### Do this
Reproduce every line of the material below, but drop the pictures.

◇ ◇ ◇

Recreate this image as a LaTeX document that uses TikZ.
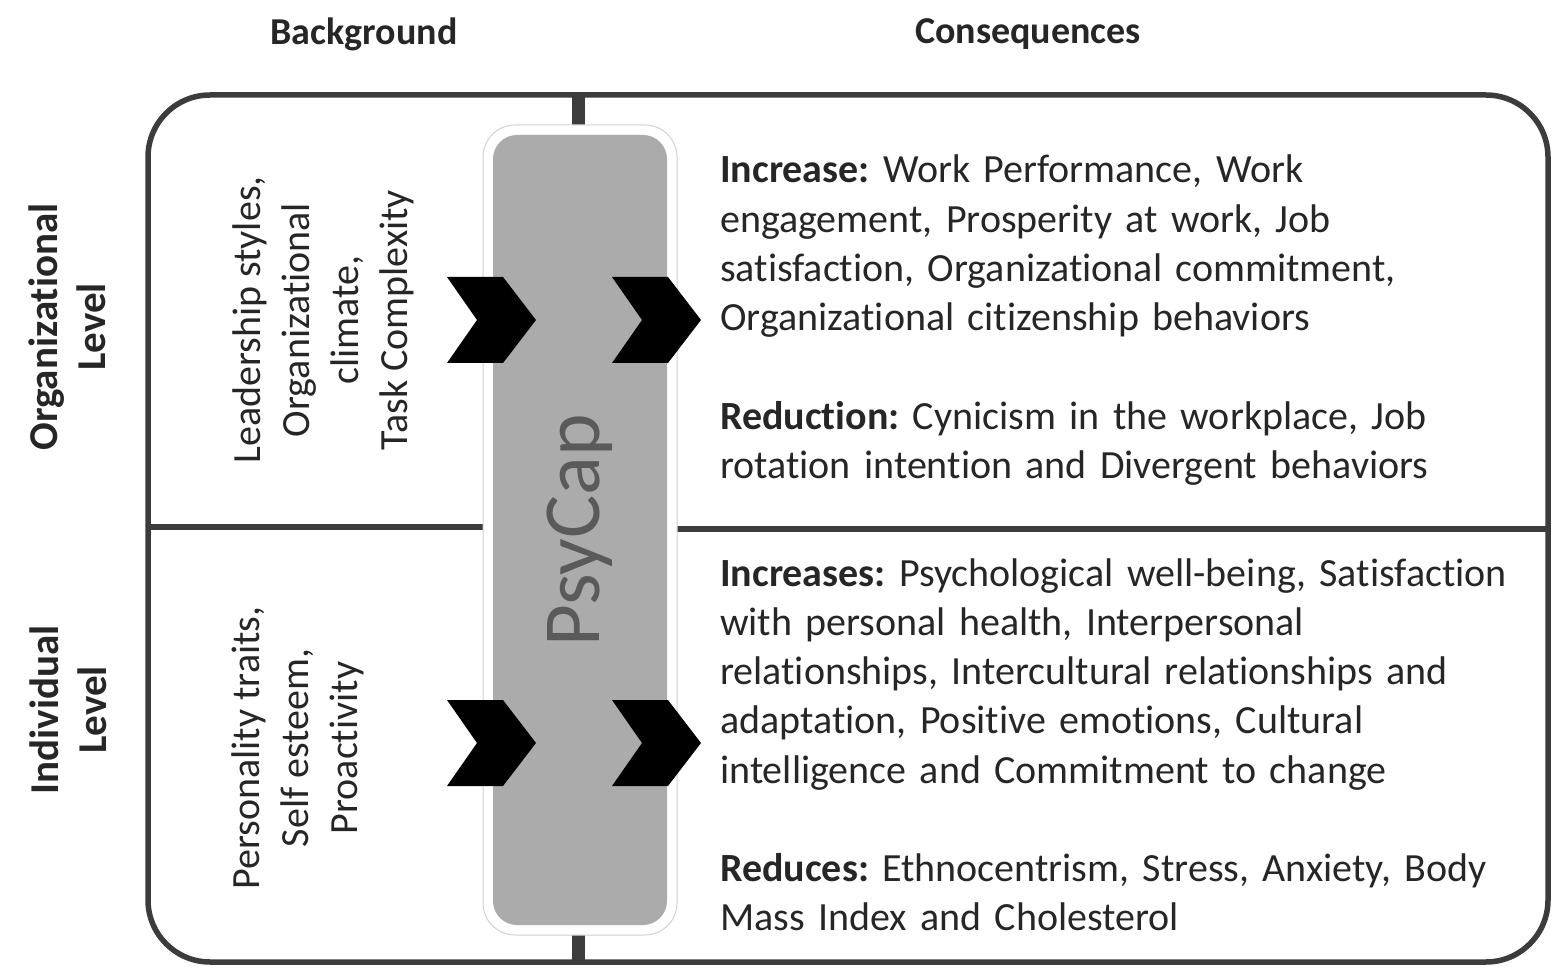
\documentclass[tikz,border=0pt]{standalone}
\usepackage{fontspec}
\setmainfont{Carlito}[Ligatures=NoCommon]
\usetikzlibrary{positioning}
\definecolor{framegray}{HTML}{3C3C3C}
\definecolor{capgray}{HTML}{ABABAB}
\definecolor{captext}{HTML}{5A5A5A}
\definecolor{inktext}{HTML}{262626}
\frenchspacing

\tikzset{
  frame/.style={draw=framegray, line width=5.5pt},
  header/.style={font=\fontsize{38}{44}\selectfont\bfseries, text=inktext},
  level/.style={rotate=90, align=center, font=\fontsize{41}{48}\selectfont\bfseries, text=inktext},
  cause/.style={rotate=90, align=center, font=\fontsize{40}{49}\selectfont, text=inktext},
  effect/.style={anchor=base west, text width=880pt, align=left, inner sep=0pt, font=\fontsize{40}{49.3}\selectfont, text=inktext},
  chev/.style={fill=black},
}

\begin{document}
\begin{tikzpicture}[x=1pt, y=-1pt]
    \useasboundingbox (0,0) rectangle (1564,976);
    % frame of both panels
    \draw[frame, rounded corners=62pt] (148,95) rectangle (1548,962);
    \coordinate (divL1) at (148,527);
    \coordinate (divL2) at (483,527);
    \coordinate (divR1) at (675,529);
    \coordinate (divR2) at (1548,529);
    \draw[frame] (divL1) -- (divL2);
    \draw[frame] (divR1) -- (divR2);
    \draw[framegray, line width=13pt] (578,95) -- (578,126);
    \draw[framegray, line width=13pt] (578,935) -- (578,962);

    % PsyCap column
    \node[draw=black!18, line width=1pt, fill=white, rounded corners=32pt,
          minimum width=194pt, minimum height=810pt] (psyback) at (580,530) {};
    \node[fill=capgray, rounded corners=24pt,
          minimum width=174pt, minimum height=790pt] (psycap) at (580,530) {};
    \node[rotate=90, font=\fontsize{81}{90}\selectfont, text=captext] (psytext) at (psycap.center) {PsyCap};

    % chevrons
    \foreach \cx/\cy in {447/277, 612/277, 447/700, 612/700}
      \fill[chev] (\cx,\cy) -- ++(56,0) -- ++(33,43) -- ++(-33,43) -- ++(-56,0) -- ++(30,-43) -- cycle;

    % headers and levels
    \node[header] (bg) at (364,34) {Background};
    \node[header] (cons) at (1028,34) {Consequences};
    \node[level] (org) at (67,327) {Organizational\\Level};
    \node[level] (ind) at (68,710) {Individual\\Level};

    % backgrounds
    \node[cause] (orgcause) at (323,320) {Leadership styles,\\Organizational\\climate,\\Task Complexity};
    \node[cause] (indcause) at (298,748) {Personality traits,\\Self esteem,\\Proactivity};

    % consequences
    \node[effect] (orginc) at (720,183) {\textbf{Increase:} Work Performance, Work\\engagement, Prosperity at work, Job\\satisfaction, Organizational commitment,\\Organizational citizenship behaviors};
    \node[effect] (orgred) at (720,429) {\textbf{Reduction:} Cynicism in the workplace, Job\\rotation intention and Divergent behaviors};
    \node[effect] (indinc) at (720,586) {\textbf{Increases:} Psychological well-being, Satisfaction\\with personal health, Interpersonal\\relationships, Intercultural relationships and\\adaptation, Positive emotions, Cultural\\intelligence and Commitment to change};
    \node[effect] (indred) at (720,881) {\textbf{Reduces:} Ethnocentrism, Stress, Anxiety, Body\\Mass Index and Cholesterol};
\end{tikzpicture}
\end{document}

◇ ◇ ◇

### Result
Recreate this image as a LaTeX document that uses TikZ.
\documentclass[tikz,border=0pt]{standalone}
\usepackage{fontspec}
\setmainfont{Carlito}[Ligatures=NoCommon]
\usetikzlibrary{positioning}
\definecolor{framegray}{HTML}{3C3C3C}
\definecolor{capgray}{HTML}{ABABAB}
\definecolor{captext}{HTML}{5A5A5A}
\definecolor{inktext}{HTML}{262626}
\frenchspacing

\tikzset{
  frame/.style={draw=framegray, line width=5.5pt},
  header/.style={font=\fontsize{38}{44}\selectfont\bfseries, text=inktext},
  level/.style={rotate=90, align=center, font=\fontsize{41}{48}\selectfont\bfseries, text=inktext},
  cause/.style={rotate=90, align=center, font=\fontsize{40}{49}\selectfont, text=inktext},
  effect/.style={anchor=base west, text width=880pt, align=left, inner sep=0pt, font=\fontsize{40}{49.3}\selectfont, text=inktext},
  chev/.style={fill=black},
}

\begin{document}
\begin{tikzpicture}[x=1pt, y=-1pt]
    \useasboundingbox (0,0) rectangle (1564,976);
    % frame of both panels
    \draw[frame, rounded corners=62pt] (148,95) rectangle (1548,962);
    \coordinate (divL1) at (148,527);
    \coordinate (divL2) at (483,527);
    \coordinate (divR1) at (675,529);
    \coordinate (divR2) at (1548,529);
    \draw[frame] (divL1) -- (divL2);
    \draw[frame] (divR1) -- (divR2);
    \draw[framegray, line width=13pt] (578,95) -- (578,126);
    \draw[framegray, line width=13pt] (578,935) -- (578,962);

    % PsyCap column
    \node[draw=black!18, line width=1pt, fill=white, rounded corners=32pt,
          minimum width=194pt, minimum height=810pt] (psyback) at (580,530) {};
    \node[fill=capgray, rounded corners=24pt,
          minimum width=174pt, minimum height=790pt] (psycap) at (580,530) {};
    \node[rotate=90, font=\fontsize{81}{90}\selectfont, text=captext] (psytext) at (psycap.center) {PsyCap};

    % chevrons
    \foreach \cx/\cy in {447/277, 612/277, 447/700, 612/700}
      \fill[chev] (\cx,\cy) -- ++(56,0) -- ++(33,43) -- ++(-33,43) -- ++(-56,0) -- ++(30,-43) -- cycle;

    % headers and levels
    \node[header] (bg) at (364,34) {Background};
    \node[header] (cons) at (1028,34) {Consequences};
    \node[level] (org) at (67,327) {Organizational\\Level};
    \node[level] (ind) at (68,710) {Individual\\Level};

    % backgrounds
    \node[cause] (orgcause) at (323,320) {Leadership styles,\\Organizational\\climate,\\Task Complexity};
    \node[cause] (indcause) at (298,748) {Personality traits,\\Self esteem,\\Proactivity};

    % consequences
    \node[effect] (orginc) at (720,183) {\textbf{Increase:} Work Performance, Work\\engagement, Prosperity at work, Job\\satisfaction, Organizational commitment,\\Organizational citizenship behaviors};
    \node[effect] (orgred) at (720,429) {\textbf{Reduction:} Cynicism in the workplace, Job\\rotation intention and Divergent behaviors};
    \node[effect] (indinc) at (720,586) {\textbf{Increases:} Psychological well-being, Satisfaction\\with personal health, Interpersonal\\relationships, Intercultural relationships and\\adaptation, Positive emotions, Cultural\\intelligence and Commitment to change};
    \node[effect] (indred) at (720,881) {\textbf{Reduces:} Ethnocentrism, Stress, Anxiety, Body\\Mass Index and Cholesterol};
\end{tikzpicture}
\end{document}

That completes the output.